Let me give you three characteristics. Some people, when I raise these, say, you know, they can't relate, they don't understand these. Others say I'm describing them. First, a hard time resisting your favorite foods, a lack of control in the face of highly palatable foods. Two, a lack of satiation, a lack of feeling full when eating. Three, a preoccupation with thinking about foods between meals, or sometimes when you're eating something, you're thinking about what you're going to be eating next; even with that food right in front of you, you're thinking about what you're going to be eating next.
Those three characteristics: loss of control, lack of satiation, a preoccupation with thinking about foods.
What we found is about 50 percent of obese individuals, 30 percent of overweight individuals, about 20 percent of healthy weight individuals -- that may not seem like a lot, but when you extrapolate, that's some -- and there's risks of extrapolation -- that's some 70 million Americans have this evidence of conditioned hypereating. It's behavior that is both conditioned and driven.
And this is the most interesting part. When we studied -- when we scanned the brains of these individuals who have evidence of these three characteristics, this conditioned hypereating, we see activation of the brain's reward circuits, elevation -- activation -- of the brain's amygdala, both during the anticipation of foods -- even without the foods, just them thinking about the foods or smelling the foods, there's greater activation of those rewards circuits.

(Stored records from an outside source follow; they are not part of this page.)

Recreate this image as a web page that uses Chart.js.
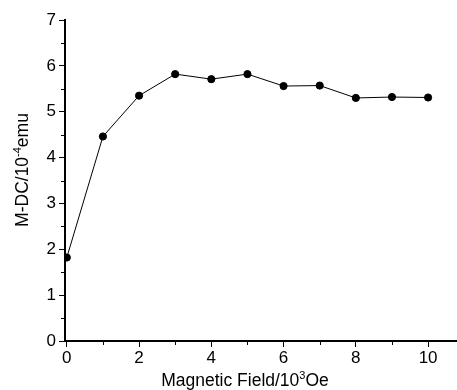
<!DOCTYPE html>
<html>
<head>
<meta charset="utf-8">
<script src="https://cdn.jsdelivr.net/npm/chart.js@4"></script>
<style>
  html, body { margin: 0; padding: 0; background: #fff; overflow: hidden; }
  #wrap { width: 457px; height: 390px; }
</style>
</head>
<body>
<div id="wrap"><canvas id="myChart"></canvas></div>
<script>
let field = [0, 1, 2, 3, 4, 5, 6, 7, 8, 9, 10];
let mdc = [1.82, 4.46, 5.35, 5.82, 5.71, 5.82, 5.56, 5.57, 5.30, 5.32, 5.31];
let xTicks = [0, 1, 2, 3, 4, 5, 6, 7, 8, 9, 10];
let yTicks = [0, 0.5, 1, 1.5, 2, 2.5, 3, 3.5, 4, 4.5, 5, 5.5, 6, 6.5, 7];

let fontFamily = "'Liberation Sans', Arial, sans-serif";

// short minor ticks, drawn from the scales' own tick positions
const minorTicks = {
    id: 'minorTicks',
    afterDraw(chart) {
        const ctx = chart.ctx;
        const xs = chart.scales.x, ys = chart.scales.y;
        ctx.save();
        ctx.strokeStyle = '#000';
        ctx.lineWidth = 1;
        ctx.beginPath();
        xs.ticks.forEach(t => {
            if (t.value % 2 !== 0) {
                let px = Math.round(xs.getPixelForValue(t.value)) + 0.5;
                ctx.moveTo(px, xs.top);
                ctx.lineTo(px, xs.top + 4);
            }
        });
        ys.ticks.forEach(t => {
            if (!Number.isInteger(t.value)) {
                let py = Math.round(ys.getPixelForValue(t.value)) + 0.5;
                ctx.moveTo(ys.right, py);
                ctx.lineTo(ys.right - 4, py);
            }
        });
        ctx.stroke();
        ctx.restore();
    }
};

// axis titles with real superscripts
function drawParts(ctx, parts, x, y) {
    let total = 0;
    parts.forEach(p => {
        ctx.font = (p.sup ? '11px ' : '17.5px ') + fontFamily;
        p.w = ctx.measureText(p.t).width;
        total += p.w;
    });
    let cx = x - total / 2;
    parts.forEach(p => {
        ctx.font = (p.sup ? '11px ' : '17.5px ') + fontFamily;
        ctx.fillText(p.t, cx, p.sup ? y - 7 : y);
        cx += p.w;
    });
}

const axisTitles = {
    id: 'axisTitles',
    afterDraw(chart) {
        const ctx = chart.ctx;
        ctx.save();
        ctx.fillStyle = '#000';
        ctx.textBaseline = 'alphabetic';
        ctx.textAlign = 'left';
        drawParts(ctx, [{t: 'Magnetic Field/10'}, {t: '3', sup: true}, {t: 'Oe'}], 245, 386);
        ctx.translate(28, 170);
        ctx.rotate(-Math.PI / 2);
        drawParts(ctx, [{t: 'M-DC/10'}, {t: '-4', sup: true}, {t: 'emu'}], 0, 0);
        ctx.restore();
    }
};

let ctx = document.getElementById('myChart').getContext('2d');
new Chart(ctx, {
    type: 'line',
    data: {
        datasets: [{
            data: field.map((f, i) => ({x: f, y: mdc[i]})),
            borderColor: '#000',
            backgroundColor: '#000',
            borderWidth: 1,
            pointRadius: 3.6,
            pointHoverRadius: 3.6,
            tension: 0,
            fill: false
        }]
    },
    options: {
        responsive: true,
        maintainAspectRatio: false,
        animation: false,
        layout: { autoPadding: false, padding: { top: 20, right: 0, left: 0, bottom: 0 } },
        plugins: {
            legend: { display: false },
            tooltip: { enabled: false }
        },
        scales: {
            x: {
                type: 'linear',
                min: -0.05,
                max: 10.8,
                afterBuildTicks: s => { s.ticks = xTicks.map(v => ({value: v})); },
                afterFit: s => { s.height = 49; s.paddingRight = 0; s.paddingLeft = 0; },
                border: { color: '#000', width: 2 },
                grid: {
                    drawOnChartArea: false,
                    tickLength: 6,
                    tickColor: c => (c.tick && c.tick.value % 2 === 0) ? '#000' : 'rgba(0,0,0,0)'
                },
                ticks: {
                    color: '#000',
                    padding: 1,
                    maxRotation: 0,
                    autoSkip: false,
                    font: { family: fontFamily, size: 17 },
                    callback: v => (v % 2 === 0 ? v : '')
                }
            },
            y: {
                min: 0,
                max: 7,
                afterBuildTicks: s => { s.ticks = yTicks.map(v => ({value: v})); },
                afterFit: s => { s.width = 65; s.paddingTop = 0; s.paddingBottom = 0; },
                border: { color: '#000', width: 2 },
                grid: {
                    drawOnChartArea: false,
                    tickLength: 6,
                    tickColor: c => (c.tick && Number.isInteger(c.tick.value)) ? '#000' : 'rgba(0,0,0,0)'
                },
                ticks: {
                    color: '#000',
                    padding: 3,
                    autoSkip: false,
                    font: { family: fontFamily, size: 17 },
                    callback: v => (Number.isInteger(v) ? v : '')
                }
            }
        }
    },
    plugins: [minorTicks, axisTitles]
});
</script>
</body>
</html>
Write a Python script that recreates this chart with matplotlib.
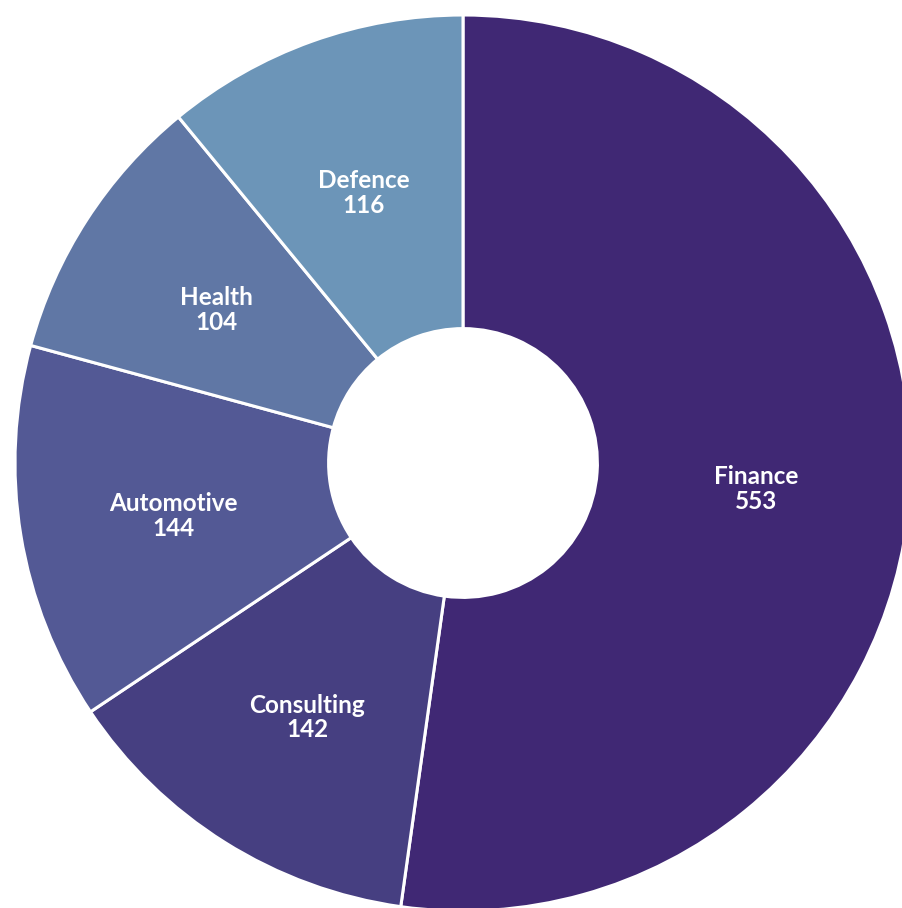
import matplotlib.pyplot as plt

# sector headcount by industry
sectors = ['Finance', 'Consulting', 'Automotive', 'Health', 'Defence']
counts = [553, 142, 144, 104, 116]
colors = ['#402874', '#463f81', '#535995', '#6077a5', '#6c95b8']

plt.rcParams['font.family'] = ['Lato', 'DejaVu Sans']

fig = plt.figure(figsize=(9.02, 9.08), dpi=100)
ax = fig.add_axes([0, 0, 1, 1])

wedges, texts = ax.pie(counts, colors=colors, startangle=90, counterclock=False,
                       radius=1.0, labels=[s + '\n' + str(c) for s, c in zip(sectors, counts)],
                       labeldistance=0.655,
                       wedgeprops=dict(width=0.70, edgecolor='white', linewidth=2.2),
                       textprops=dict(color='white', fontsize=17.5, fontweight='bold',
                                      ha='center', va='center', linespacing=1.1))

# labels sit a little below the wedge midline
for t in texts:
    x, y = t.get_position()
    t.set_position((x, y - 6 / 448))

# centre at (463, 463) px, radius 448 px
ax.set_xlim(-463 / 448, 439 / 448)
ax.set_ylim(-445 / 448, 463 / 448)
ax.set_aspect('auto')
ax.axis('off')

fig.savefig('out.png', dpi=100)
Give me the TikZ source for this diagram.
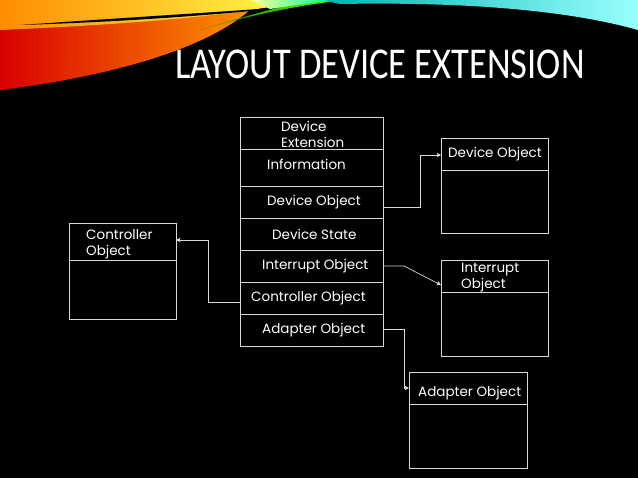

And those reward circuits, when they start eating the foods, stay activated and don't shut off. So, for the first time, we have an explanation. We can say to that woman -- we can say to millions of Americans who have a hard time resisting their food in front of them, it's not their fault. There's a biological reason for why it's so hard to resist.
AK:I want to turn to the issue of labeling. Can you talk about how you got the labels, the nutrition labels of the food that the restaurant industry uses? How did you come upon these? Did the food industry just give you the labels?
DK:The label that we worked on back in the 1990s is now on all processed foods on the supermarket. No, the food industry didn't give us that label. We had to fight very hard for that label that's labeled the nutrition facts on all processed foods.
The Washington Post , in fact, did a story, because to research the book I had to recently go Dumpster diving. The reason I had to go Dumpster diving is that label is not on all restaurant foods. In fact, very little of restaurant food has the information today. So we have a lot of information about what's in foods in the supermarket, but very little information in the restaurant area.
Goodman:Here in New York, they passed a law that chains have to say how many calories foods have, a certain size store. How is that -- does that happen in other cities in the United States? And it's not in restaurants, but it's in places like Starbucks.
DK:I was in New York City, and I think that disclosure of calories is very, very important, and it's starting to happen in other cities. And there is legislation that is moving through Congress that would have disclosure of calories on restaurants, certainly the chain restaurants.